_Code that draws figures_
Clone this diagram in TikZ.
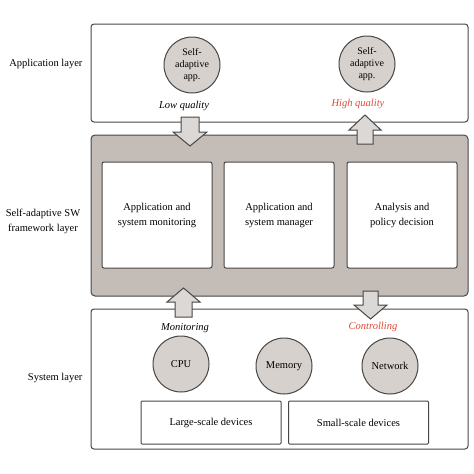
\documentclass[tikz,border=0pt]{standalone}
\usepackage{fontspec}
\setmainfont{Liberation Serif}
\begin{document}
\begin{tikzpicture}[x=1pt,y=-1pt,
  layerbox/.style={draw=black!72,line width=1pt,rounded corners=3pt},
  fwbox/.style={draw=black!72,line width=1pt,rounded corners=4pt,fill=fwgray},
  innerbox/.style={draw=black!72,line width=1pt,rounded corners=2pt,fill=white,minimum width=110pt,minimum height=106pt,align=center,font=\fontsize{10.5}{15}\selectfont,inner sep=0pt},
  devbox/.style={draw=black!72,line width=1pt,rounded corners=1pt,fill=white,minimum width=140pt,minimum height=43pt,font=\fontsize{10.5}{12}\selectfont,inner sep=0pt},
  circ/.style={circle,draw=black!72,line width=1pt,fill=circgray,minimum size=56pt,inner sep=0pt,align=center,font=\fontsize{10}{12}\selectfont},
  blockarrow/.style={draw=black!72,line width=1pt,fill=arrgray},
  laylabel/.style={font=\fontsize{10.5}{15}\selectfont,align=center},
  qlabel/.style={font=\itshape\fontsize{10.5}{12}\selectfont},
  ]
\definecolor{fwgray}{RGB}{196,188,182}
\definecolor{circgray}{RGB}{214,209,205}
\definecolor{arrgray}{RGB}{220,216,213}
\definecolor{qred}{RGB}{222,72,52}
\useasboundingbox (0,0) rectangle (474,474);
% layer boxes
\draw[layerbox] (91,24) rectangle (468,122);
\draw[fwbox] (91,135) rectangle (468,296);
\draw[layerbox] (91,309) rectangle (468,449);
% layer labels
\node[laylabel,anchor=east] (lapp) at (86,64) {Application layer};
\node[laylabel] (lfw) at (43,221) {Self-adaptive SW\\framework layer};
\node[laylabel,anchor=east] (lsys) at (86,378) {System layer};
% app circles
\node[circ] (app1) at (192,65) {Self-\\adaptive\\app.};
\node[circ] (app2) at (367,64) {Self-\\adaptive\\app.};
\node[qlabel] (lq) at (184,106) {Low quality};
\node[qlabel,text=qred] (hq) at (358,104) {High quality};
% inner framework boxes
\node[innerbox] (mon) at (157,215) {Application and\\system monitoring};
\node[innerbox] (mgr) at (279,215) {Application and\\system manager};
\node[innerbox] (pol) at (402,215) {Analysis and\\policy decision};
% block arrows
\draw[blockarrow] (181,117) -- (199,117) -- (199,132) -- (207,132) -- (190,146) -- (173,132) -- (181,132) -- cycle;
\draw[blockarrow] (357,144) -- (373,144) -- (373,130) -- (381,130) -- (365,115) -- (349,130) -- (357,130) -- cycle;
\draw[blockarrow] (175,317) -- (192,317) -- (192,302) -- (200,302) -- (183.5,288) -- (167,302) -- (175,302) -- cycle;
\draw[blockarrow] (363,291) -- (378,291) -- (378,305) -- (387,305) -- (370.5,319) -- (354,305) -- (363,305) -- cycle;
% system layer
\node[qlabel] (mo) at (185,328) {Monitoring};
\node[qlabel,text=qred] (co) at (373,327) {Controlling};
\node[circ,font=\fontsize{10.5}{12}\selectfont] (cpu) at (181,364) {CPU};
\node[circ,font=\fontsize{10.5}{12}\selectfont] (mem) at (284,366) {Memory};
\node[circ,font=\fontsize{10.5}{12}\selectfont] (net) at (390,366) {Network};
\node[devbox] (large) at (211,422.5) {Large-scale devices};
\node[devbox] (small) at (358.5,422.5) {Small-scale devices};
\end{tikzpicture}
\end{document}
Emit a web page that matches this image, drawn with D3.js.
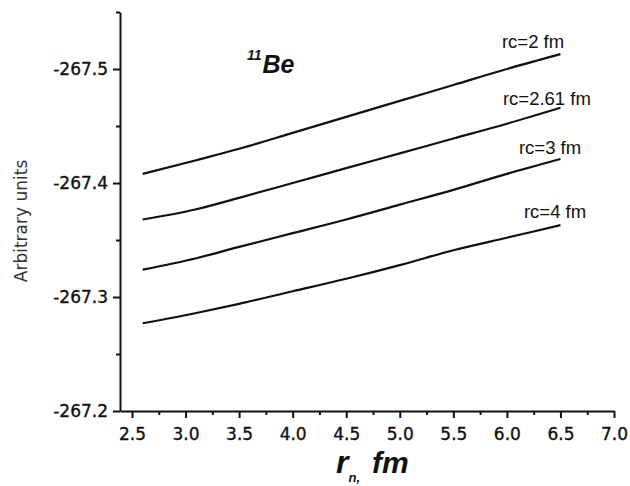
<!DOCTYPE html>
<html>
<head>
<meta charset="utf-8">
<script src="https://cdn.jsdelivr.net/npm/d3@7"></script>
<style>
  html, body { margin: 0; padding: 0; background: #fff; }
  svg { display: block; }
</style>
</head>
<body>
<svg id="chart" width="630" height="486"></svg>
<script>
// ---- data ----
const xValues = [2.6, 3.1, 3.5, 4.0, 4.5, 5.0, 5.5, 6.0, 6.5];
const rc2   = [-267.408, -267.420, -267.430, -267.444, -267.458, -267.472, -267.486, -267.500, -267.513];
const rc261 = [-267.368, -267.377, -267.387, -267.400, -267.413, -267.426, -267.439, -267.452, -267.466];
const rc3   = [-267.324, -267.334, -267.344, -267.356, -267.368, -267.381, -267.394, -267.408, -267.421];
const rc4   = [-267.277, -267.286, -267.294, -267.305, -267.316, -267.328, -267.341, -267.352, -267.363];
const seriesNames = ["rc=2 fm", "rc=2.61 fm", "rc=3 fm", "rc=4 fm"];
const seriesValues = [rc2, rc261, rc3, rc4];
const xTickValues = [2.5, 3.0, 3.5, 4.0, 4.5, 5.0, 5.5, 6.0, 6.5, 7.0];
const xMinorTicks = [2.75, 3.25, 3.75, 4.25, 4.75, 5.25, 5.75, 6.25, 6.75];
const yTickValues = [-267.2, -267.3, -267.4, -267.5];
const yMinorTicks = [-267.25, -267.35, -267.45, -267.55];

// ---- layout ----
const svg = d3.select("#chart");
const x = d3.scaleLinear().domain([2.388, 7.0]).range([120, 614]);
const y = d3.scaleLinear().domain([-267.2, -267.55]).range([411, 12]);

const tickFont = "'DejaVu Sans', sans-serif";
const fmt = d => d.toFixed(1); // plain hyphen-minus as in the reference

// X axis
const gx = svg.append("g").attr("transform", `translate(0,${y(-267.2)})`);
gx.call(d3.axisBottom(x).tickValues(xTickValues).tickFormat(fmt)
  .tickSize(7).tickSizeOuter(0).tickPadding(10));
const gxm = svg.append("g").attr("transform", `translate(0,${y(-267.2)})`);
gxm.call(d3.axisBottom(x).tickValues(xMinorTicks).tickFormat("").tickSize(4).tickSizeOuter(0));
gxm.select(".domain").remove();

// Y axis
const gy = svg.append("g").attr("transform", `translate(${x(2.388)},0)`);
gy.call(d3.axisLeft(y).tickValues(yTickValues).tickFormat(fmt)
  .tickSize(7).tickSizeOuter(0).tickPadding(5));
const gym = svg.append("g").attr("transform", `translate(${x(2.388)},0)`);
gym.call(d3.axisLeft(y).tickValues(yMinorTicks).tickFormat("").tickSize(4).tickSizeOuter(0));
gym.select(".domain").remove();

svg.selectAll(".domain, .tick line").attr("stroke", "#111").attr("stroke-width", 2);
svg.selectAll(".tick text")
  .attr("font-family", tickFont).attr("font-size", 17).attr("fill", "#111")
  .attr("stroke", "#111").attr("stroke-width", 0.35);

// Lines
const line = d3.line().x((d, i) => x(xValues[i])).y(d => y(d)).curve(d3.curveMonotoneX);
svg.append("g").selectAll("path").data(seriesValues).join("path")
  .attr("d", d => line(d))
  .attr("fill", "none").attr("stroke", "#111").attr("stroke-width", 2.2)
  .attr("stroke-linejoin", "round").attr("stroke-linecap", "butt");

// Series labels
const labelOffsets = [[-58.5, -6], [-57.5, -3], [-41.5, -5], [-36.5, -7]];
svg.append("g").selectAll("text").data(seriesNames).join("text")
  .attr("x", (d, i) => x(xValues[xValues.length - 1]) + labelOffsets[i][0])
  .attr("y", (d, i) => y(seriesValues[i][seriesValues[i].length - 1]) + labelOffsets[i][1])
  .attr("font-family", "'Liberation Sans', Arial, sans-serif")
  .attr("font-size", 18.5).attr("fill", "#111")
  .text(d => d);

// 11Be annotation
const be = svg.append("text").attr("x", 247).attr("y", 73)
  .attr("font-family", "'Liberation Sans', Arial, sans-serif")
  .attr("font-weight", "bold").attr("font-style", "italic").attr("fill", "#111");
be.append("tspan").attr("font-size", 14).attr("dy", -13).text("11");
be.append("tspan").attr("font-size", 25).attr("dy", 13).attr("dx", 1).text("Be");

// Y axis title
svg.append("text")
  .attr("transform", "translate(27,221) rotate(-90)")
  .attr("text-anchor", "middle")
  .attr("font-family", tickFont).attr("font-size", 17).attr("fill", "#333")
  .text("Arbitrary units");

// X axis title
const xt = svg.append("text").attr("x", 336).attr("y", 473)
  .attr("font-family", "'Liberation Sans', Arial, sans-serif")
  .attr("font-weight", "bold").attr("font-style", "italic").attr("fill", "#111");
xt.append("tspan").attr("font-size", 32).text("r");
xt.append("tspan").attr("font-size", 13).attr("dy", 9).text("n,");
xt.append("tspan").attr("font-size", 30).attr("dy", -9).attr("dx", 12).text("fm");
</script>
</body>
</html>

_INSTRUCTIONS FOR THE TASK_
Out of the material above, gather each line where "this" appears.

_WRITTEN REPLY_
Clone this diagram in TikZ.
Emit a web page that matches this image, drawn with D3.js.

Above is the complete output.